Source data:
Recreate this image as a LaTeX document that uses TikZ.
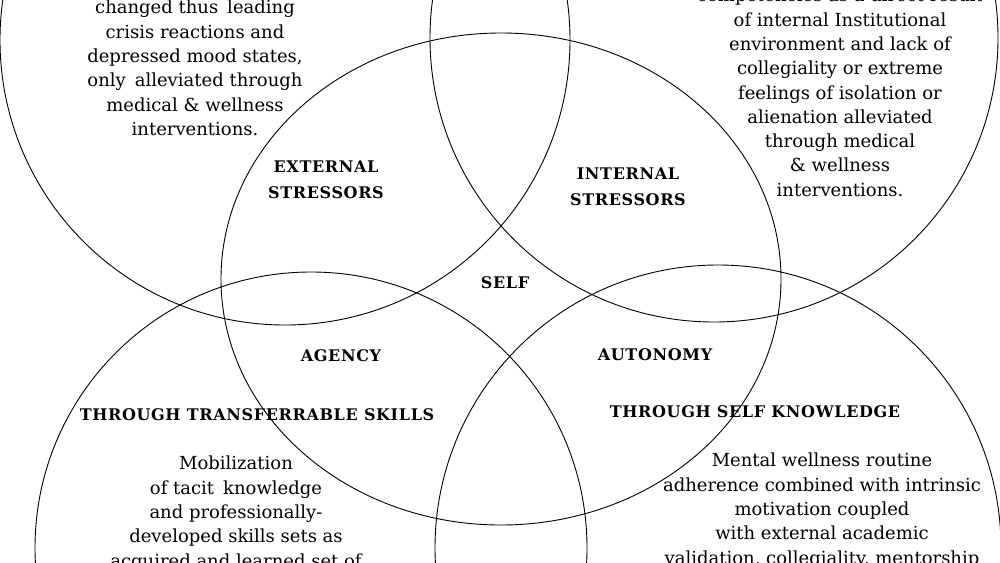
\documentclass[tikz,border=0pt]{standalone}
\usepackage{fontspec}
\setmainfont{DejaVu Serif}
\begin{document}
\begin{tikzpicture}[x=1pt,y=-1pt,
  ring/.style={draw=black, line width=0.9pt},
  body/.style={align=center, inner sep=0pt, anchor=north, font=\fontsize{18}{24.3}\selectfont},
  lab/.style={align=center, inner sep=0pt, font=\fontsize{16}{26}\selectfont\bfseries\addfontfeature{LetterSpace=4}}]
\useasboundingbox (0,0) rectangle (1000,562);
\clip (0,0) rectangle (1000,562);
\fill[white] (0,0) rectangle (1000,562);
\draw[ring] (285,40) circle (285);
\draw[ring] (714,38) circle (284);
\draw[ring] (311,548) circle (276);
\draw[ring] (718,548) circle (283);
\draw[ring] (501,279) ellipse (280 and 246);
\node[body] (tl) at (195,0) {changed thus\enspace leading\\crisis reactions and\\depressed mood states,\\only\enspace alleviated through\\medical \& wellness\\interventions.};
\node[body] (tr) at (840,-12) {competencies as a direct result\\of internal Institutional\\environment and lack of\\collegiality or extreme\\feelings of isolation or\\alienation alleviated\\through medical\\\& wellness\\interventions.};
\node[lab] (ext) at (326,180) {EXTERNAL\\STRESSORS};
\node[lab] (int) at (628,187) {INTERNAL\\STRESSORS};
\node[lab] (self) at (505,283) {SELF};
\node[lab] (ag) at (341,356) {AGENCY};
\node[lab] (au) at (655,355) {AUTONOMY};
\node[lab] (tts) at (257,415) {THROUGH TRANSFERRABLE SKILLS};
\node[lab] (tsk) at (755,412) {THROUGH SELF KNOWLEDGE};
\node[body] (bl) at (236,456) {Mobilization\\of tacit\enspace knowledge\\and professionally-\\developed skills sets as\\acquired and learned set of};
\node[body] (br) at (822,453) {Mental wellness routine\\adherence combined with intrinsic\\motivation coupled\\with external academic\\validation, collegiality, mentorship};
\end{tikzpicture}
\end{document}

What the exercise asks: Repeat the data in full and exactly. Omit pictures.

Exercise solution:
Recreate this image as a LaTeX document that uses TikZ.
\documentclass[tikz,border=0pt]{standalone}
\usepackage{fontspec}
\setmainfont{DejaVu Serif}
\begin{document}
\begin{tikzpicture}[x=1pt,y=-1pt,
  ring/.style={draw=black, line width=0.9pt},
  body/.style={align=center, inner sep=0pt, anchor=north, font=\fontsize{18}{24.3}\selectfont},
  lab/.style={align=center, inner sep=0pt, font=\fontsize{16}{26}\selectfont\bfseries\addfontfeature{LetterSpace=4}}]
\useasboundingbox (0,0) rectangle (1000,562);
\clip (0,0) rectangle (1000,562);
\fill[white] (0,0) rectangle (1000,562);
\draw[ring] (285,40) circle (285);
\draw[ring] (714,38) circle (284);
\draw[ring] (311,548) circle (276);
\draw[ring] (718,548) circle (283);
\draw[ring] (501,279) ellipse (280 and 246);
\node[body] (tl) at (195,0) {changed thus\enspace leading\\crisis reactions and\\depressed mood states,\\only\enspace alleviated through\\medical \& wellness\\interventions.};
\node[body] (tr) at (840,-12) {competencies as a direct result\\of internal Institutional\\environment and lack of\\collegiality or extreme\\feelings of isolation or\\alienation alleviated\\through medical\\\& wellness\\interventions.};
\node[lab] (ext) at (326,180) {EXTERNAL\\STRESSORS};
\node[lab] (int) at (628,187) {INTERNAL\\STRESSORS};
\node[lab] (self) at (505,283) {SELF};
\node[lab] (ag) at (341,356) {AGENCY};
\node[lab] (au) at (655,355) {AUTONOMY};
\node[lab] (tts) at (257,415) {THROUGH TRANSFERRABLE SKILLS};
\node[lab] (tsk) at (755,412) {THROUGH SELF KNOWLEDGE};
\node[body] (bl) at (236,456) {Mobilization\\of tacit\enspace knowledge\\and professionally-\\developed skills sets as\\acquired and learned set of};
\node[body] (br) at (822,453) {Mental wellness routine\\adherence combined with intrinsic\\motivation coupled\\with external academic\\validation, collegiality, mentorship};
\end{tikzpicture}
\end{document}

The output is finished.